As you can see, I went to THE Museum of Fine Arts on Sunday to view the Dutch Masters. While I was strolling through the galleries, I observed a visual thread that seemed to originate in the paintings of Vermeer and de Hooch and was later reinvented in the works of Piet Mondrian.
This way of abstracting structure is very much operating in my own work. If you look at the painting to the left, "The Astronomer" by Johannes Vermeer, the composition shows large almost geometric shapes made by the chair, the back wall, back cabinet and the rectangular painting which visually hems our astronomer into place. He has a gridded window onto the world and by touching a globe, through the arrangement of diminishing puzzle pieces we can visually feel the acceleration of his mind imaging enormous spaces. beyond his cramped interior.

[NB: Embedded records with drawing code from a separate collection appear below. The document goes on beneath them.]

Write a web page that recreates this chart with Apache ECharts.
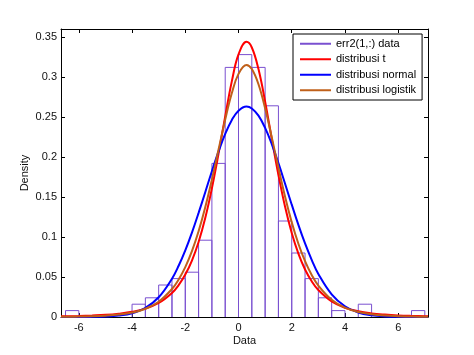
<!DOCTYPE html>
<html>
<head>
<meta charset="utf-8">
<script src="https://cdn.jsdelivr.net/npm/echarts@6/dist/echarts.min.js"></script>
<style>
html,body{margin:0;padding:0;background:#fff;}
#chart{width:474px;height:355px;}
</style>
</head>
<body>
<div id="chart"></div>
<script>
// Histogram bin edges (28 edges -> 27 bins) and densities
const binEdges = [-6.5,-6,-5.5,-5,-4.5,-4,-3.5,-3,-2.5,-2,-1.5,-1,-0.5,0,0.5,1,1.5,2,2.5,3,3.5,4,4.5,5,5.5,6,6.5,7];
const binDensity = [0.008,0,0,0,0,0.016,0.024,0.040,0.048,0.056,0.096,0.192,0.312,0.328,0.312,0.264,0.120,0.080,0.048,0.024,0.008,0,0.016,0,0,0,0.008];

// Fitted curves
const curveX = [-6.67,-6.5,-6,-5.5,-5,-4.5,-4,-3.5,-3,-2.5,-2.25,-2,-1.75,-1.5,-1.25,-1,-0.75,-0.5,-0.25,0,0.3,0.5,0.75,1,1.25,1.5,1.75,2,2.25,2.5,2.75,3,3.5,4,4.5,5,5.5,6,6.5,7,7.12];
const tPdf = [0.0008,0.0009,0.0013,0.0019,0.0027,0.0042,0.0065,0.0105,0.0175,0.0301,0.0398,0.0530,0.0706,0.0938,0.1237,0.1608,0.2042,0.2508,0.2948,0.3282,0.344,0.3369,0.3099,0.2692,0.2227,0.1775,0.1377,0.1049,0.0792,0.0594,0.0447,0.0337,0.0195,0.0116,0.0071,0.0045,0.0030,0.0020,0.0014,0.0010,0.0009];
const normalPdf = [0,0,0,0.0002,0.0006,0.0018,0.0047,0.0114,0.0247,0.0479,0.0640,0.0833,0.1055,0.1301,0.1560,0.1822,0.2070,0.2289,0.2463,0.2579,0.263,0.2607,0.2517,0.2364,0.2162,0.1923,0.1666,0.1404,0.1151,0.0919,0.0714,0.0539,0.0284,0.0134,0.0057,0.0022,0.0007,0.0002,0.0001,0,0];
const logisticPdf = [0.0002,0.0002,0.0005,0.0008,0.0016,0.0030,0.0055,0.0103,0.0191,0.0350,0.0469,0.0624,0.0823,0.1071,0.1371,0.1717,0.2093,0.2467,0.2799,0.3039,0.315,0.3099,0.2909,0.2608,0.2245,0.1865,0.1504,0.1185,0.0916,0.0698,0.0526,0.0393,0.0216,0.0117,0.0063,0.0034,0.0018,0.0010,0.0005,0.0003,0.0002];

const seriesNames = ['err2(1,:) data','distribusi t','distribusi normal','distribusi logistik'];
const xAxisName = 'Data';
const yAxisName = 'Density';

const PURPLE = '#7a50d0', RED = '#ff0000', BLUE = '#0000ff', BROWN = '#c0601a';
const FONT = 'Arial, "Liberation Sans", sans-serif';

const barData = binDensity.map((h, i) => [binEdges[i], binEdges[i + 1], h]);
const pairs = arr => curveX.map((x, i) => [x, arr[i]]);

const fmtX = v => (Math.abs(v - Math.round(v)) < 1e-6 && Math.round(v) % 2 === 0) ? String(Math.round(v)) : '';
const fmtY = v => { const r = Math.round(v * 100) / 100; return (Math.abs(v * 20 - Math.round(v * 20)) < 1e-6) ? String(+r.toFixed(2)) : ''; };

const baseX = {
  type: 'value', min: -6.67, max: 7.12, splitNumber: 7,
  axisLine: { show: true, onZero: false, lineStyle: { color: '#000', width: 1 } },
  axisTick: { show: true, inside: true, length: 4, lineStyle: { color: '#000' } },
  splitLine: { show: false }
};
const baseY = {
  type: 'value', min: 0, max: 0.36, interval: 0.05,
  axisLine: { show: true, onZero: false, lineStyle: { color: '#000', width: 1 } },
  axisTick: { show: true, inside: true, length: 4, lineStyle: { color: '#000' } },
  splitLine: { show: false }
};

const chart = echarts.init(document.getElementById('chart'), null, { renderer: 'canvas' });
chart.setOption({
  animation: false,
  backgroundColor: '#fff',
  grid: { left: 61, right: 46, top: 29, bottom: 38, containLabel: false },
  xAxis: [
    Object.assign({}, baseX, {
      position: 'bottom',
      name: xAxisName, nameLocation: 'middle', nameGap: 18, nameMoveOverlap: false,
      nameTextStyle: { fontFamily: FONT, fontSize: 11, color: '#111' },
      axisLabel: { margin: 5, fontFamily: FONT, fontSize: 11, color: '#111', formatter: fmtX, showMinLabel: false, showMaxLabel: false }
    }),
    Object.assign({}, baseX, { position: 'top', axisLabel: { show: false } })
  ],
  yAxis: [
    Object.assign({}, baseY, {
      position: 'left',
      name: yAxisName, nameLocation: 'middle', nameGap: 31, nameMoveOverlap: false,
      nameTextStyle: { fontFamily: FONT, fontSize: 11, color: '#111' },
      axisLabel: { margin: 4, fontFamily: FONT, fontSize: 11, color: '#111', formatter: fmtY, showMaxLabel: false }
    }),
    Object.assign({}, baseY, { position: 'right', axisLabel: { show: false } })
  ],
  legend: {
    orient: 'vertical', left: 293, top: 34,
    backgroundColor: '#fff', borderColor: '#000', borderWidth: 1, borderRadius: 0,
    padding: [2, 6, 2, 7], itemGap: 0, itemWidth: 31, itemHeight: 2, icon: 'rect',
    textStyle: { fontFamily: FONT, fontSize: 11, color: '#000', lineHeight: 15.5 },
    data: [
      { name: seriesNames[0], itemStyle: { color: PURPLE } },
      { name: seriesNames[1], itemStyle: { color: RED } },
      { name: seriesNames[2], itemStyle: { color: BLUE } },
      { name: seriesNames[3], itemStyle: { color: BROWN } }
    ]
  },
  series: [
    {
      name: seriesNames[0], type: 'custom', xAxisIndex: 0, yAxisIndex: 0,
      encode: { x: [0, 1], y: 2 },
      itemStyle: { color: PURPLE },
      data: barData,
      z: 2,
      renderItem: function (params, api) {
        const x0 = api.value(0), x1 = api.value(1), h = api.value(2);
        if (!(h > 0)) return null;
        const p0 = api.coord([x0, 0]), p1 = api.coord([x0, h]), p2 = api.coord([x1, h]), p3 = api.coord([x1, 0]);
        return { type: 'polyline', shape: { points: [p0, p1, p2, p3] }, style: { stroke: PURPLE, fill: null, lineWidth: 1 } };
      }
    },
    { name: seriesNames[1], type: 'line', data: pairs(tPdf), smooth: 0.4, showSymbol: false, symbol: 'none',
      lineStyle: { color: RED, width: 2 }, itemStyle: { color: RED }, z: 3 },
    { name: seriesNames[2], type: 'line', data: pairs(normalPdf), smooth: 0.4, showSymbol: false, symbol: 'none',
      lineStyle: { color: BLUE, width: 2 }, itemStyle: { color: BLUE }, z: 4 },
    { name: seriesNames[3], type: 'line', data: pairs(logisticPdf), smooth: 0.4, showSymbol: false, symbol: 'none',
      lineStyle: { color: BROWN, width: 2 }, itemStyle: { color: BROWN }, z: 5 }
  ]
});
</script>
</body>
</html>
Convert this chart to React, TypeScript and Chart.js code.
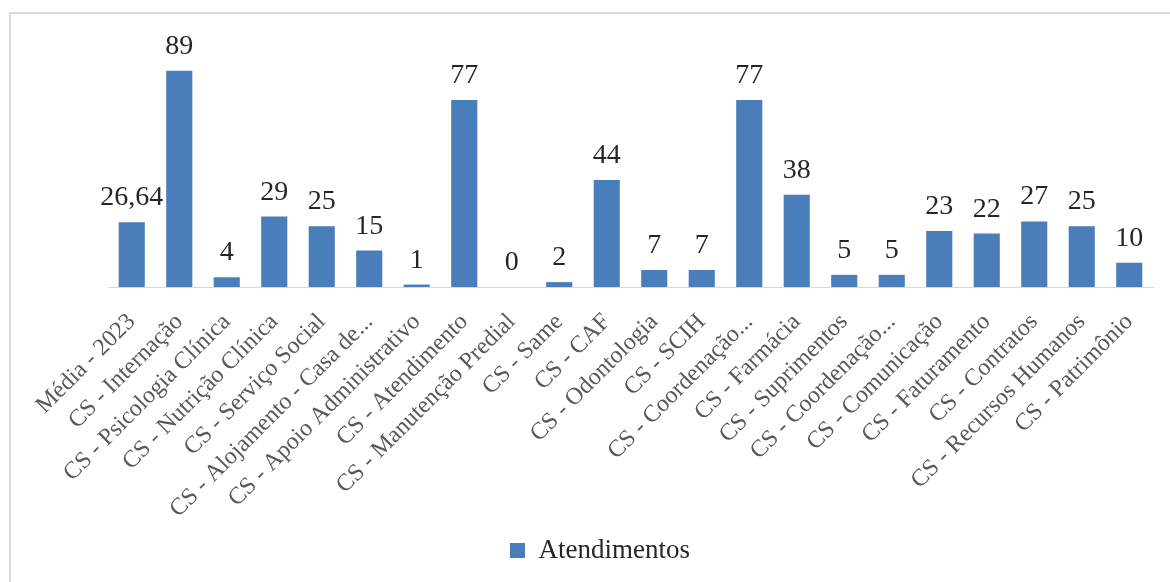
import React, { useEffect, useRef } from "react";
import { Chart, registerables } from "chart.js";

Chart.register(...registerables);

const categories: string[] = [
  "Média - 2023",
  "CS - Internação",
  "CS - Psicologia Clínica",
  "CS - Nutrição Clínica",
  "CS - Serviço Social",
  "CS - Alojamento - Casa de...",
  "CS - Apoio Administrativo",
  "CS - Atendimento",
  "CS - Manutenção Predial",
  "CS - Same",
  "CS - CAF",
  "CS - Odontologia",
  "CS - SCIH",
  "CS - Coordenação...",
  "CS - Farmácia",
  "CS - Suprimentos",
  "CS - Coordenação...",
  "CS - Comunicação",
  "CS - Faturamento",
  "CS - Contratos",
  "CS - Recursos Humanos",
  "CS - Patrimônio",
];

const atendimentos: number[] = [
  26.64, 89, 4, 29, 25, 15, 1, 77, 0, 2, 44, 7, 7, 77, 38, 5, 5, 23, 22, 27, 25, 10,
];

const seriesName = "Atendimentos";
const barColor = "#4A7EBB";
const serif = "'Liberation Serif', 'DejaVu Serif', serif";

const fmt = (v: number) => String(v).replace(".", ",");

const valueLabels = {
  id: "valueLabels",
  afterDatasetsDraw(chart: any) {
    const ctx = chart.ctx;
    const meta = chart.getDatasetMeta(0);
    const data = chart.data.datasets[0].data as number[];
    ctx.save();
    ctx.font = `28px ${serif}`;
    ctx.fillStyle = "#262626";
    ctx.textAlign = "center";
    ctx.textBaseline = "alphabetic";
    meta.data.forEach((bar: any, i: number) => {
      ctx.fillText(fmt(data[i]), bar.x, bar.y - 17);
    });
    ctx.restore();
  },
};

const frame = {
  id: "frame",
  beforeDraw(chart: any) {
    const ctx = chart.ctx;
    ctx.save();
    ctx.fillStyle = "#ffffff";
    ctx.fillRect(0, 0, chart.width, chart.height);
    ctx.strokeStyle = "#d9d9d9";
    ctx.lineWidth = 2;
    ctx.beginPath();
    ctx.moveTo(10, chart.height + 5);
    ctx.lineTo(10, 13);
    ctx.lineTo(chart.width + 5, 13);
    ctx.stroke();
    ctx.restore();
  },
};

export default function App() {
  const ref = useRef<HTMLCanvasElement | null>(null);

  useEffect(() => {
    if (!ref.current) return;
    const chart = new Chart(ref.current, {
      type: "bar",
      data: {
        labels: categories,
        datasets: [
          {
            label: seriesName,
            data: atendimentos,
            backgroundColor: barColor,
            borderWidth: 0,
            categoryPercentage: 1,
            barPercentage: 0.55,
          },
        ],
      },
      plugins: [frame, valueLabels],
      options: {
        animation: false,
        responsive: false,
        devicePixelRatio: 1,
        layout: { padding: { left: 30, right: 0, top: 44, bottom: 8 } },
        plugins: {
          tooltip: { enabled: false },
          legend: {
            display: true,
            position: "bottom",
            labels: {
              boxWidth: 15,
              boxHeight: 15,
              padding: 10,
              color: "#262626",
              font: { family: serif, size: 27 },
            },
          },
        },
        scales: {
          x: {
            grid: { display: true, drawOnChartArea: false, drawTicks: false, color: "rgba(0,0,0,0)" },
            border: { display: true, color: "#d9d9d9", width: 1 },
            ticks: {
              autoSkip: false,
              minRotation: 45,
              maxRotation: 45,
              padding: 21,
              color: "#595959",
              font: { family: serif, size: 24 },
            },
            afterFit: (s: any) => {
              s.paddingLeft = 0;
              s.paddingRight = 17;
              s.height = 240;
            },
          },
          y: {
            min: 0,
            max: 100,
            grid: { display: false },
            border: { display: false },
            ticks: { display: false },
            afterFit: (s: any) => {
              s.width = 78;
            },
          },
        },
      },
    });
    return () => chart.destroy();
  }, []);

  return (
    <canvas
      ref={ref}
      width={1170}
      height={582}
      style={{ position: "fixed", left: 0, top: 0, width: 1170, height: 582, display: "block" }}
    />
  );
}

Compare the two styles below, de Hooch on the left and Mondrian on the right. All of these paintings organized the space by the mapping and the measurement of portions in relation to the whole. The architectural designs of Theo Van Doesburg, founder of the De Stijil movement demonstrates how this way of abstractly composing can create Modern Architecture. The fitting together of bits like the pixels in a digital photograph started with this idea of components. Now we find it difficult to see in any other way and I think it started in the small quiet interior paintings from a nation that once ruled the oceans from their tiny little row houses.






Each time the tangram is put together, new relationships are seen. We find pleasure in making new files in our imaginations to view the whole in a different light. As fresh images inspire new harmonies, there is a never ending supply of wonder to fuel the artistic heart.
At every scale no piece is expendable and all parts are inseparable from one another and the Whole. For me observing the infinite flux of these patterns is a doorway to the presence of the Ineffable and a modern take on what we can't know but it has never stopped us from trying.